Jodie Foster’s second directorial effort, “Home for the Holidays,” is an affectionately drawn, multigenerational portrait of an eccentric family, less ponderous and, on the surface at least, more likable and entertaining than her 1991 debut, “Little Man Tate.” Still, a saucy, shrewdly selected cast headed by Holly Hunter, Robert Downey Jr. and Anne Bancroft elevates this warm-hearted comedy only a notch or two above the level of well-crafted TV sitcom. Reviews probably will be divided, but with the right handling and positive word-of-mouth, pic could turn into a solid late fall release.
Foster’s new film follows naturally from her first outing, which also examined an unusual family: a single working-class mom and her genius son desperately trying to connect. This time around the lead characters aren’t young , though they’re just as problematic and often behave like children. Cashing in on the ritualistic meaning of Thanksgiving, tale centers on an extended clan whose members feel an urge — by ways of kinship and obligation — to congregate year after year for the holiday.
Story begins with what is possibly the worst day in Claudia’s (Hunter) life. Just as she’s about to fly to see her folks in Baltimore, she’s fired from her job at the Chicago art museum — and learns that Kitt (Claire Danes), her 15 -year-old daughter, plans to lose her virginity during her absence. To make things worse, Claudia has a perpetual fear of flying and is fighting a bad cold. In desperation, she leaves a message on the answering machine of brother Tommy (Downey), who lives in Boston, begging him to change his plans and nurse her through the much-dreaded event.
Once at home, Claudia is treated by her loony parents like a little girl. The ceaseless banter of her list-making, coupon-clipping mom (Bancroft) would drive anyone up the wall. Dad (Charles Durning) too, has his peculiarities, grabbing his wife for a romantic dance while she cooks, washing the neighbors’ cars in the dead of winter, sneaking out in the middle of the night to taste the pumpkin pie.
Small, mostly well-observed scenes establish the many characters, who for 36 intense hours fight and reconcile, showing their simultaneously endearing and exasperating personalities.
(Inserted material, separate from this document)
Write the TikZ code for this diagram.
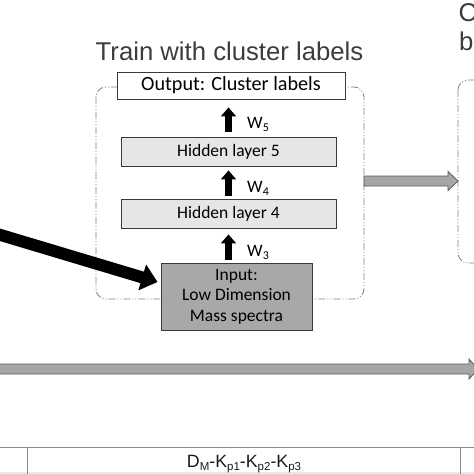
\documentclass[tikz,border=0pt]{standalone}
\usepackage{fontspec}
\setmainfont{Carlito}
\newfontfamily\arialf{Liberation Sans}
\usetikzlibrary{arrows.meta,calc}
\definecolor{boxline}{HTML}{3A3A3A}
\definecolor{hlfill}{HTML}{E6E6E6}
\definecolor{infill}{HTML}{A8A8A8}
\definecolor{dashc}{HTML}{7F7F7F}
\definecolor{gafill}{HTML}{A6A6A6}
\definecolor{gaedge}{HTML}{5A5A5A}
\definecolor{titlec}{HTML}{3C3C3C}
\definecolor{tablec}{HTML}{8C8C8C}
\definecolor{bandc}{HTML}{E9E9E9}
\newcommand\wsub[1]{\raisebox{-3.5pt}{\fontsize{12}{12}\selectfont #1}}
\newcommand\tsub[1]{\raisebox{-3.5pt}{\fontsize{11.5}{11.5}\selectfont #1}}
\tikzset{
 layerbox/.style={draw=boxline, line width=0.9pt, inner sep=0pt, align=center, font=\fontsize{17.5}{20.5}\selectfont, text=black},
 outbox/.style={layerbox, fill=white, minimum width=228pt, minimum height=27pt, font=\fontsize{20.2}{22}\selectfont},
 hidbox/.style={layerbox, fill=hlfill, minimum width=215pt, minimum height=29pt},
 inbox/.style={layerbox, fill=infill, minimum width=151pt, minimum height=67pt},
 groupbox/.style={draw=dashc, line width=0.8pt, rounded corners=10pt, dash pattern=on 7pt off 2pt on 1pt off 2pt on 1pt off 2pt},
 warrow/.style={line width=7pt, -{Triangle[length=9pt,width=15pt]}, black},
 bigarrow/.style={line width=12pt, -{Triangle[length=16pt,width=26pt]}, black},
 garrow/.style={fill=gafill, draw=gaedge, line width=0.8pt},
 wlabel/.style={font=\fontsize{17.5}{20}\selectfont, anchor=base west, inner sep=0pt},
 titletext/.style={font=\arialf\fontsize{25.7}{28}\selectfont, text=titlec, inner sep=0pt, anchor=base},
 tableline/.style={draw=tablec, line width=0.8pt},
}
\begin{document}
\begin{tikzpicture}[x=1pt,y=-1pt]
\useasboundingbox (0,0) rectangle (474,474);
\clip (0,0) rectangle (474,474);
% group boxes
\coordinate (g1) at (96,87); \coordinate (g2) at (364,299);
\draw[groupbox] (g1) rectangle (g2);
\coordinate (r1) at (458,80); \coordinate (r2) at (520,263);
\draw[groupbox] (r1) rectangle (r2);
% titles
\node[titletext] (title) at (229.5,60) {Train with cluster labels};
\node[titletext, anchor=base west] (rt1) at (458.5,21.5) {C};
\node[titletext, anchor=base west] (rt2) at (459,50) {b};
% layers
\node[outbox] (out) at (231,85.5) {Output: Cluster labels};
\node[hidbox] (hl5) at (228.5,151.5) {Hidden layer 5};
\node[hidbox] (hl4) at (228.5,213.5) {Hidden layer 4};
\node[inbox] (inp) at (236.5,296.5) {Input:\\Low Dimension\\Mass spectra};
% weight arrows
\draw[warrow] ([yshift=5pt]hl5.north) -- ([yshift=-8pt]hl5.north |- out.south);
\draw[warrow] ([yshift=3pt]hl4.north) -- ([yshift=-4pt]hl5.south);
\draw[warrow] ([yshift=3pt]hl4.south |- inp.north) -- ([yshift=-6pt]hl4.south);
\node[wlabel] (w5) at (247,128) {W\wsub{5}};
\node[wlabel] (w4) at (247,192) {W\wsub{4}};
\node[wlabel] (w3) at (247,256) {W\wsub{3}};
% big black arrow
\coordinate (bs) at (-6,233);
\draw[bigarrow] (bs) -- ($(inp.west)+(-3,-14.5)$);
% gray block arrows
\coordinate (ma1) at (364,181); \coordinate (ma2) at (458,181);
\draw[garrow] let \p1=(ma1), \p2=(ma2) in
  ({\x1},{\y1+5pt}) -- ({\x2-10pt},{\y1+5pt}) -- ({\x2-10pt},{\y1+9.5pt}) -- ({\x2},{\y1})
  -- ({\x2-10pt},{\y1-9.5pt}) -- ({\x2-10pt},{\y1-5pt}) -- ({\x1},{\y1-5pt}) -- cycle;
\coordinate (la1) at (-3,369); \coordinate (la2) at (478,369);
\draw[garrow] let \p1=(la1), \p2=(la2) in
  ({\x1},{\y1+5pt}) -- ({\x2-9pt},{\y1+5pt}) -- ({\x2-9pt},{\y1+10pt}) -- ({\x2},{\y1})
  -- ({\x2-9pt},{\y1-10pt}) -- ({\x2-9pt},{\y1-5pt}) -- ({\x1},{\y1-5pt}) -- cycle;
% table
\fill[bandc] (0,472) rectangle (474,475);
\coordinate (t1) at (-1,447); \coordinate (t2) at (475,447);
\coordinate (v1) at (27,447); \coordinate (v1b) at (27,475);
\coordinate (v2) at (460,447); \coordinate (v2b) at (460,475);
\draw[tableline] (t1) -- (t2);
\draw[tableline] (v1) -- (v1b);
\draw[tableline] (v2) -- (v2b);
\node[font=\arialf\fontsize{17.8}{20}\selectfont, anchor=base, inner sep=0pt, text=black!90] (dm) at (244,467) {D\tsub{M}-K\tsub{p1}-K\tsub{p2}-K\tsub{p3}};
\end{tikzpicture}
\end{document}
They include gay brother Tommy, who lives an alternative lifestyle unbeknownst to his folks; humorless married sister Joanne (Cynthia Stevenson), who resents that she gets no respect for staying in Baltimore and taking care of the aging parents; and senile aunt Glady (Geraldine Chaplin), who has a penchant for dropping outrageous stories at the most unlikely moments.
Some romantic tension prevails between Claudia and Leo Fish (Dylan McDermott) , a handsome, mysterious stranger brought to the house by Tommy.
Scripter W.D. Richter vividly captures the paradoxes of family life, its push-and-pull forces, the eternally conflicted feelings of dread and excitement that going home for the holidays invokes. But Foster is unable to give the episodic, fragmented film a coherent feel; her prosaic, sometimes irritating picture proceeds scene by scene, with the requisite climaxes and anticlimaxes along the bumpy road.
Hunter’s performance as a lonely woman beset by the headaches of a single mom is sincerely felt and commanding, without being truly captivating. There are no new notes in her work here, which follows more in the vein of “Broadcast News” than “The Piano.”
Adding another colorful role to his already striking gallery, Downey shines — his multinuanced portrayal of a gay man is notably unstereotypical.
The older members of the ensemble fare less well. As the chain-smoking, pantry-packing mother, Bancroft is over the top from the first scene, though some of the excesses are in the script; also, Foster displays her in an unnecessarily graceless manner. Durning and Chaplin have some good moments, but they’re not helped much by the contrived narrative.
Lajos Koltai’s crisp lensing and Andrew McAlpine’s production design underline the uniform style of suburban middle-class life.
Early on there’s a nice scene at the airport, where every single phone booth is occupied by a Claudia-type, each living out the dread of going home.
Pandering to the audience, “Home for the Holidays” is not so much an uncanny as a canned picture, reaffirming viewers’ dreaded anxiety of spending yet another predictably chaotic Thanksgiving in the clutches of their families — while also suggesting why next year they’ll do the same thing again.